### Exercise prompt
Write out, word for word, every line from the first one through the line that holds "headers = ['Contract", and nothing else; skip the pictures.

### Material provided
_ _ _ _ _ _ _
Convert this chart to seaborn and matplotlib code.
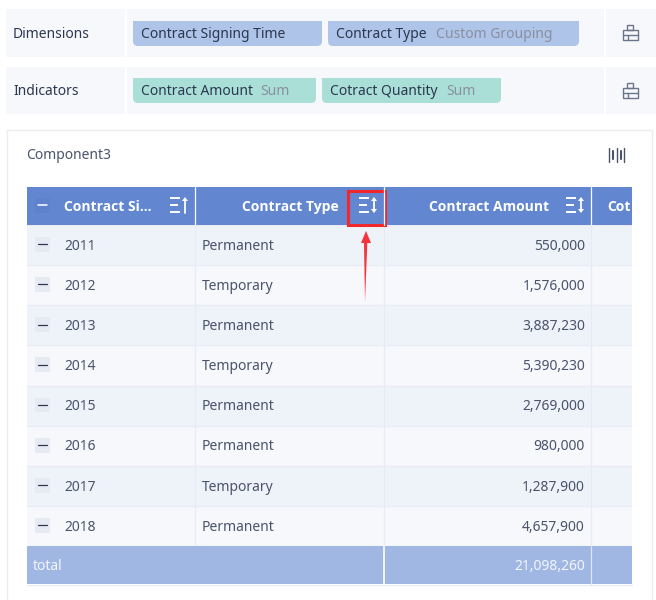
import numpy as np
import matplotlib
matplotlib.use('Agg')
import matplotlib.pyplot as plt
import seaborn as sns
from matplotlib.colors import ListedColormap
from matplotlib.patches import Rectangle, FancyBboxPatch, Polygon

years = ['2011', '2012', '2013', '2014', '2015', '2016', '2017', '2018']
contract_types = ['Permanent', 'Temporary', 'Permanent', 'Temporary',
                  'Permanent', 'Permanent', 'Temporary', 'Permanent']
amounts = [550000, 1576000, 3887230, 5390230, 2769000, 980000, 1287900, 4657900]
total_amount = 21098260
headers = ['Contract Si...', 'Contract Type', 'Contract Amount', 'Cot']

sns.set_theme(style='white')
plt.rcParams['font.family'] = ['Noto Sans', 'DejaVu Sans']

W, H = 656, 600
FS = 10
TEXT = '#4a546b'
DARK = '#2c3850'
GREY = '#8a8f9f'
HEAD = '#6287d0'
TOTAL = '#a0b7e3'
LINE = '#e8ebf5'
PANEL = '#f7f8fc'
BLUE_CHIP = '#aec4e8'
GREEN_CHIP = '#aadfd8'

fig = plt.figure(figsize=(W / 100, H / 100), dpi=100, facecolor='white')

# table body, 8 banded rows
TX0, TX1, TY0, TY1 = 27, 632, 225, 546
ax_tbl = fig.add_axes([TX0 / W, 1 - TY1 / H, (TX1 - TX0) / W, (TY1 - TY0) / H], zorder=1)
bands = np.array([[i % 2] for i in range(len(years))])
sns.heatmap(bands, ax=ax_tbl, cbar=False, cmap=ListedColormap(['#eef2f9', PANEL]),
            linewidths=0, xticklabels=False, yticklabels=False)


def col(px):
    return (px - TX0) / (TX1 - TX0)


for i in range(len(years)):
    y = i + 0.53
    ax_tbl.text(col(64), y, years[i], color=TEXT, fontsize=FS, va='center')
    ax_tbl.text(col(202), y, contract_types[i], color=TEXT, fontsize=FS, va='center')
    ax_tbl.text(col(585), y, f'{amounts[i]:,}', color=TEXT, fontsize=FS, va='center', ha='right')
    ax_tbl.axhline(i, color=LINE, lw=0.9)
    # expand button
    ax_tbl.add_patch(Rectangle((col(35), i + 0.3), col(50) - col(35), 0.37, color='#e6eaf2', lw=0))
    ax_tbl.plot([col(38), col(47)], [i + 0.48, i + 0.48], color=DARK, lw=0.9)
for px in [195, 384, 591]:
    ax_tbl.axvline(col(px), color=LINE, lw=0.9)
ax_tbl.axhline(8, color=LINE, lw=0.9)

# everything else in pixel coordinates
ui = fig.add_axes([0, 0, 1, 1], zorder=2)
ui.set_xlim(0, W)
ui.set_ylim(H, 0)
ui.axis('off')
ui.patch.set_alpha(0)


def rect(x0, y0, x1, y1, c, **kw):
    ui.add_patch(Rectangle((x0, y0), x1 - x0, y1 - y0, facecolor=c, edgecolor='none', **kw))


def chip(x0, y0, x1, y1, c):
    ui.add_patch(FancyBboxPatch((x0, y0), x1 - x0, y1 - y0, boxstyle='round,pad=0,rounding_size=5',
                                facecolor=c, edgecolor='none'))
    rect(x1 - 8, y0, x1, y0 + 8, c)
    rect(x0, y0, x0 + 3, y0 + 3, c)


def hbar_icon(cx, cy, dirs, color='white'):
    for dy, w in [(-7, 10), (0, 8), (7, 10)]:
        ui.plot([cx - 9, cx - 9 + w], [cy + dy, cy + dy], color=color, lw=1.4, solid_capstyle='butt')
    ax_x = cx + 6
    if 'down' in dirs:
        ui.plot([ax_x, ax_x], [cy - 5, cy + 5], color=color, lw=1.3)
        ui.add_patch(Polygon([[ax_x - 3, cy + 4], [ax_x + 3, cy + 4], [ax_x, cy + 8]], color=color, lw=0))
    else:
        ui.plot([ax_x, ax_x], [cy - 5, cy + 8], color=color, lw=1.3)
    ui.add_patch(Polygon([[ax_x - 3, cy - 4], [ax_x + 3, cy - 4], [ax_x, cy - 8]], color=color, lw=0))


def group_icon(cx, cy):
    c = '#6b7488'
    ui.add_patch(Rectangle((cx - 7.5, cy - 3), 15, 10, fill=False, edgecolor=c, lw=1))
    ui.add_patch(Rectangle((cx - 3, cy - 8), 6, 5, fill=False, edgecolor=c, lw=1))
    ui.plot([cx - 7.5, cx + 7.5], [cy + 2, cy + 2], color=c, lw=1)
    ui.plot([cx - 2, cx - 2], [cy + 2, cy + 7], color=c, lw=1)


# Dimensions / Indicators panels
for y0, y1 in [(9, 57), (67, 114)]:
    rect(6, y0, 656, y1, PANEL)
    rect(125, y0, 127, y1, 'white')
    rect(604, y0, 606, y1, 'white')
ui.text(13, 34.5, 'Dimensions', color=DARK, fontsize=FS, va='center')
ui.text(13, 91.5, 'Indicators', color=DARK, fontsize=FS, va='center')
chip(133, 21, 322, 46, BLUE_CHIP)
chip(328, 21, 579, 46, BLUE_CHIP)
chip(133, 78, 316, 103, GREEN_CHIP)
chip(322, 78, 501, 103, GREEN_CHIP)
ui.text(141, 34.5, 'Contract Signing Time', color=DARK, fontsize=FS, va='center')
ui.text(336, 34.5, 'Contract Type', color=DARK, fontsize=FS, va='center')
ui.text(436, 34.5, 'Custom Grouping', color=GREY, fontsize=FS, va='center')
ui.text(141, 91.5, 'Contract Amount', color=DARK, fontsize=FS, va='center')
ui.text(260, 91.5, 'Sum', color=GREY, fontsize=FS, va='center')
ui.text(330, 91.5, 'Cotract Quantity', color=DARK, fontsize=FS, va='center')
ui.text(446, 91.5, 'Sum', color=GREY, fontsize=FS, va='center')
group_icon(630, 33)
group_icon(630, 91)

# Component card
ui.plot([6.5, 6.5, 651.5, 651.5], [H, 129.5, 129.5, H], color='#ebecf0', lw=1)
ui.text(26, 155.5, 'Component3', color=TEXT, fontsize=FS, va='center')
for px, h in [(609, 7), (613, 4), (617, 7), (621, 4), (624, 7)]:
    ui.plot([px, px], [155 - h, 155 + h], color='#4a5368', lw=1.5 if h == 4 else 1)

# header row
rect(TX0, 187, TX1, 225, HEAD)
for px in [195, 384, 591]:
    ui.plot([px, px], [187, 225], color='white', lw=0.9)
rect(35, 198, 50, 213, '#5f83cb')
ui.plot([38, 47], [205, 205], color='white', lw=1.1)
hdr = dict(color='white', fontsize=FS, fontweight='bold', va='center', family=['Open Sans', 'DejaVu Sans'])
ui.text(64, 207, headers[0], **hdr)
ui.text(339, 207, headers[1], ha='right', **hdr)
ui.text(549, 207, headers[2], ha='right', **hdr)
t = ui.text(607, 207, headers[3], **hdr)
t.set_clip_path(Rectangle((TX0, 187), TX1 - TX0, 38, transform=ui.transData))
hbar_icon(179, 205, ['up'])
hbar_icon(368, 205, ['up', 'down'])
hbar_icon(575, 205, ['up', 'down'])

# total row
rect(TX0, 546, TX1, 584, TOTAL)
ui.plot([TX0, TX1], [585, 585], color=LINE, lw=1)
ui.plot([384, 384], [546, 584], color='white', lw=1.2)
ui.plot([591, 591], [546, 584], color='#dfe6f5', lw=0.9)
ui.text(33, 566.5, 'total', color='#f2f5fc', fontsize=FS, va='center')
ui.text(585, 566.5, f'{total_amount:,}', color='#f2f5fc', fontsize=FS, va='center', ha='right')

# red annotation
ui.add_patch(Rectangle((347.5, 190.5), 37, 34, fill=False, edgecolor='#f0272d', lw=2.2))
ui.add_patch(Polygon([[366, 231], [371, 243], [367.3, 243], [365, 302], [364, 243], [361, 243]],
                     color='#f5333a', lw=0))

fig.savefig('out.png', dpi=100)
_ _ _ _ _ _ _
### Written answer
Convert this chart to seaborn and matplotlib code.
import numpy as np
import matplotlib
matplotlib.use('Agg')
import matplotlib.pyplot as plt
import seaborn as sns
from matplotlib.colors import ListedColormap
from matplotlib.patches import Rectangle, FancyBboxPatch, Polygon

years = ['2011', '2012', '2013', '2014', '2015', '2016', '2017', '2018']
contract_types = ['Permanent', 'Temporary', 'Permanent', 'Temporary',
                  'Permanent', 'Permanent', 'Temporary', 'Permanent']
amounts = [550000, 1576000, 3887230, 5390230, 2769000, 980000, 1287900, 4657900]
total_amount = 21098260
headers = ['Contract Si...', 'Contract Type', 'Contract Amount', 'Cot']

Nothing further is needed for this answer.